Austerity measures proposed by the U.K.’s new coalition government run the risk of reviving the recession unless Bank of England Governor Mervyn King loosens monetary policy, former BOE member David Blanchflower said.
“The dance will be, we will be cutting but you need to be loosening, and will you dance to our tune,” Blanchflower said in a Bloomberg Radio interview today with Tom Keene. “I suspect Mervyn King will be Mervyn King and be independent. The worry will be that they generate a double dip.”
The pound declined for a third day after the Bank of England said May 12 that there are “somewhat greater downside risks” to its forecast that growth will reach a 3.5 percent annual pace by 2012, while inflation is likely to be below its 2 percent target.

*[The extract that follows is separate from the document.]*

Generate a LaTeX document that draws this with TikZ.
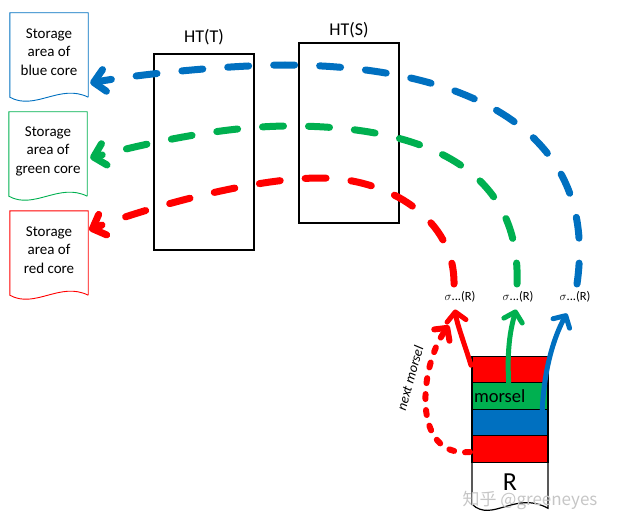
\documentclass[tikz,border=0pt]{standalone}
\usepackage{fontspec}
\setmainfont{Carlito}
\newfontfamily\cjkfont{Noto Sans CJK SC}
\usepackage{tikz}
\usetikzlibrary{positioning,calc,arrows.meta}
\definecolor{corered}{RGB}{255,0,0}
\definecolor{coregreen}{RGB}{0,176,80}
\definecolor{coreblue}{RGB}{0,112,192}

\tikzset{
  store/.style={align=center, minimum width=78pt, minimum height=78pt, inner sep=0pt,
    font=\fontsize{15}{18.5}\selectfont},
  hashtab/.style={draw, line width=1.2pt, minimum width=100pt, inner sep=0pt},
  htlabel/.style={font=\fontsize{18}{20}\selectfont},
  strip/.style={draw, line width=1.2pt, text width=72pt, inner xsep=2pt, inner ysep=0pt,
    outer sep=0pt, minimum height=26.5pt, align=left, font=\fontsize{18.5}{20}\selectfont},
  sel/.style={font=\fontsize{12.5}{15}\selectfont},
  flow/.style={line width=7pt, line cap=round, dash pattern=on 21pt off 25pt,
    -{Straight Barb[length=11pt,width=22pt,round]}},
  scan/.style={line width=5pt, line cap=round, -{Straight Barb[length=9pt,width=19pt,round]}},
  hop/.style={line width=6pt, line cap=round, dash pattern=on 5pt off 11pt,
    -{Straight Barb[length=9pt,width=19pt,round]}},
}

\begin{document}
\begin{tikzpicture}[x=1pt, y=-1pt]
    \useasboundingbox (0,0) rectangle (619,527);

    % Storage areas of the cores
    \node[store] (storeblue) at (49,52) {Storage\\area of\\blue core};
    \node[store] (storegreen) at (48,151) {Storage\\area of\\green core};
    \node[store] (storered) at (49,250) {Storage\\area of\\red core};
    \foreach \c/\n in {coreblue/storeblue, coregreen/storegreen, corered/storered}
        \draw[\c, line width=0.9pt] ($(\n.south east)+(0,6)$) -- (\n.north east) -- (\n.north west)
            -- ($(\n.south west)+(0,6)$) .. controls +(25,14) and +(-28,-14) .. ($(\n.south east)+(0,6)$);

    % Hash tables
    \node[hashtab, minimum height=196pt] (htT) at (204,152) {};
    \node[htlabel, above=4.5pt of htT] (htTlabel) {HT(T)};
    \node[hashtab, minimum height=180pt] (htS) at (349,133) {};
    \node[htlabel, above=0.5pt of htS] (htSlabel) {HT(S)};

    % Relation R split into morsels
    \node[strip, fill=corered] (m1) at (510,369.5) {};
    \node[strip, fill=coregreen, below=0pt of m1] (m2) {morsel};
    \node[strip, fill=coreblue, below=0pt of m2] (m3) {};
    \node[strip, fill=corered, below=0pt of m3] (m4) {};
    \node[strip, draw=none, minimum height=40pt, align=center, below=0pt of m4,
        font=\fontsize{26}{26}\selectfont] (rbase) {R};
    \draw[line width=1.2pt] (m4.south west) -- ($(rbase.south west)+(0,2)$)
        .. controls +(20,19) and +(-33,-18) .. ($(rbase.south east)+(0,6)$) -- (m4.south east);

    % Selections
    \node[sel] (selred) at (460,297) {$\sigma$...(R)};
    \node[sel] (selgreen) at (518,297) {$\sigma$...(R)};
    \node[sel] (selblue) at (575,297) {$\sigma$...(R)};

    % Results to the storage areas
    \coordinate (bluetop) at (285,65);
    \coordinate (greentop) at (290,126);
    \coordinate (redtop) at (320,178);
    \draw[flow, coreblue] ($(selblue.north)+(2,-4)$) .. controls +(25,-174) and +(145,0) .. (bluetop)
        .. controls +(-55,0) and +(50,-9) .. ($(storeblue.east)+(2,31)$);
    \draw[flow, coregreen] ($(selgreen.north)+(-1,-4)$) .. controls +(5,-134) and +(100,0) .. (greentop)
        .. controls +(-70,0) and +(50,-13) .. ($(storegreen.east)+(3,7)$);
    \draw[flow, corered] ($(selred.north)+(-6,-4)$) .. controls +(1,-64) and +(70,0) .. (redtop)
        .. controls +(-70,0) and +(51,-20) .. ($(storered.east)+(1,-20)$);

    % Morsels to the selections
    \draw[scan, corered] ($(m1.north west)+(-1,9)$) .. controls +(-6,-20) and +(2,15) .. ($(selred.south)+(-5,3.5)$);
    \draw[scan, coregreen] ($(m2.north)+(-1,5)$) .. controls +(-3,-43) and +(-4,15) .. ($(selgreen.south)+(-2,3.5)$);
    \draw[scan, coreblue] ($(m3.north east)+(-6,8)$) .. controls +(1,-48) and +(-12,21) .. ($(selblue.south)+(-8,7.5)$);
    \draw[hop, corered] ($(m4.west)+(-2,3)$) .. controls +(-60,6) and +(-29,39) .. ($(selred.south)+(-11,19.5)$);
    \node[rotate=74, font=\fontsize{14}{16}\selectfont\itshape] (nextlbl) at (410,378) {next morsel};

    % Watermark
    \node[text=gray!45, font=\cjkfont\fontsize{17}{19}\selectfont] (mark) at (530,500) {知乎 @greeneyes};
\end{tikzpicture}
\end{document}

The bank, which has kept the benchmark interest rate at a record low for the past year, hasn’t ruled out further asset purchases under a policy known as quantitative easing, King told reporters May 12. Prime Minister David Cameron’s government plans measures within 50 days to cut spending by 6 billion pounds ($9 billion).
“It looks from the forecast that they produced this week they should have been doing lots more QE and they’re not,” Blanchflower said. “If you cut you need the governor, or the Bank of England to be loosening monetary policy.”
Blanchflower predicted that that government formed by Cameron’s Conservative Party and the Liberal Democrats will collapse by year-end as differences over policies become too great.
The decline in the pound since the cuts were agreed to shows investors are concerned whether growth will slow, Blanchflower said. “They had about a 12-hour bounce in the exchange rate and then the pound started to tumble against the dollar ever since these things were announced,” he said.
King compromised his independence by supporting the new government’s austerity package at a press conference to launch the Monetary Policy Committee’s inflation report, Blanchflower wrote in a column published today by Bloomberg News.
“This clearly isn’t the MPC’s view, but simply his own, as there would have been no time to consult his colleagues on the committee,” Blanchflower wrote. “As a former MPC member, I recall King’s strict dictum that we shouldn’t speak on fiscal matters, which weren’t part of our purview.”
The U.K. budget deficit was a record 166.5 billion pounds last year and was forecast to be 163 billion pounds, or 11.1 percent of gross domestic product, for the current fiscal year, according to the U.K. Treasury’s budget.
The pound dropped 0.6 percent to $1.4521 at 11:26 a.m. in New York, from $1.4613 yesterday. It reached $1.5045 on May 12 after Conservatives and Liberal Democrats agreed to form a government. Sterling appreciated 0.6 percent to 85.23 pence per euro, from 85.78.